毫米波成像在人体安检领域发挥了重要作用，引起了人们的广泛关注。现有的毫米波近场人体安检成像机制主要分为SISO和MIMO两种。SISO机制可实现快速精确成像，然而随着工作频率的升高，其所需天线数目迅速增长、天线间隔下降，不仅造成了系统成本提升，还使得天线耦合难以被抑制。MIMO机制虽然降低了成像所需的天线数目、增大了天线间隔，但目前无法实现类似SISO机制的快速精确重建。提出了一种可快速精确重建的MIMO近距离成像机制，定量给出了该机制的适用条件。与传统MIMO近距离成像机制不同，该MIMO近距离成像机制通过巧妙地设计MIMO子阵列，使其在近场成像中满足等效相位中心原理。因此它能够直接使用诸如距离迁徙算法（range migration algorithm，RMA）等各种基于SISO机制开发的精确且快速的成像算法去重建图像，兼顾了SISO机制和MIMO机制的优势。E波段的示例表明，在近场毫米波成像中，该MIMO机制与SISO机制具有同等水平的成像质量和成像速度，但相较于SISO机制，该MIMO机制的天线利用率、天线间隔可提升4倍以上。与传统MIMO成像机制相比，该MIMO成像机制不但有更好的成像质量，而且其重建速度大幅提升，在一个成像区域为1 m×1 m×0.2 m，体素尺寸为1.85 mm3的典型成像场景中，比传统MIMO成像机制快近200，000倍。仿真和实验结果验证了该成像机制的有效性。

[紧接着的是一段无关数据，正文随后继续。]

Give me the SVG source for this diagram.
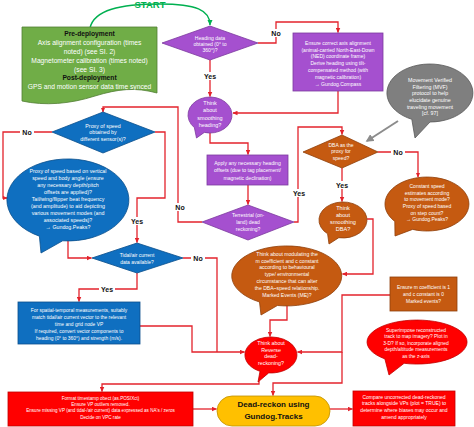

Millimeter-wave (MMW) imaging is of interest as it has played an essential role in personal surveillance. The existing MMW short-range imaging mechanisms in personal surveillance can be mainly divided into SISO and MIMO. The SISO mechanism can achieve fast and accurate imaging. However, as the operating frequency increases, the number of antennas required increases rapidly, and the antenna spacing decreases, which not only causes an increase in system cost, but also makes it difficult to suppress antenna coupling. Although the MIMO mechanism reduces the number of antennas required for imaging and increases the antenna spacing, it is currently unable to achieve rapid and accurate reconstruction comparable to the SISO mechanism. In this paper, a MIMO short-range imaging mechanism has been proposed, which is well-suitable for fast and accurate reconstruction, and the applicable conditions of the mechanism were given quantitatively. Unlike the traditional MIMO short-range imaging mechanism, the proposed MIMO imaging mechanism satisfies the principle of equivalent phase center (EPC) in short-range imaging by ingeniously designing MIMO sub-arrays. Therefore, it can directly use various accurate and fast imaging algorithms developed for SISO mechanism to reconstruct images, such as range migration algorithm (RMA). It means that the algorithm has the advantages of both SISO mechanism and MIMO mechanism. The demonstrations in E-band show that the proposed MIMO mechanism exhibits the same level of imaging quality and reconstruction speed as SISO mechanism in short-range imaging, but the antenna utilization rate and the antenna spacing can be increased by more than 4 times. When compared with the traditional MIMO imaging mechanism, the proposed MIMO mechanism not only has better imaging quality but also greatly improves the reconstruction speed, which is nearly 200,000 times faster than the traditional MIMO mechanism in a typical imaging scene of 1m×1m×0.2m volume with a voxel size of 1.85 mm3. Both simulation and experimental results verify the effectiveness of the proposed MIMO mechanism.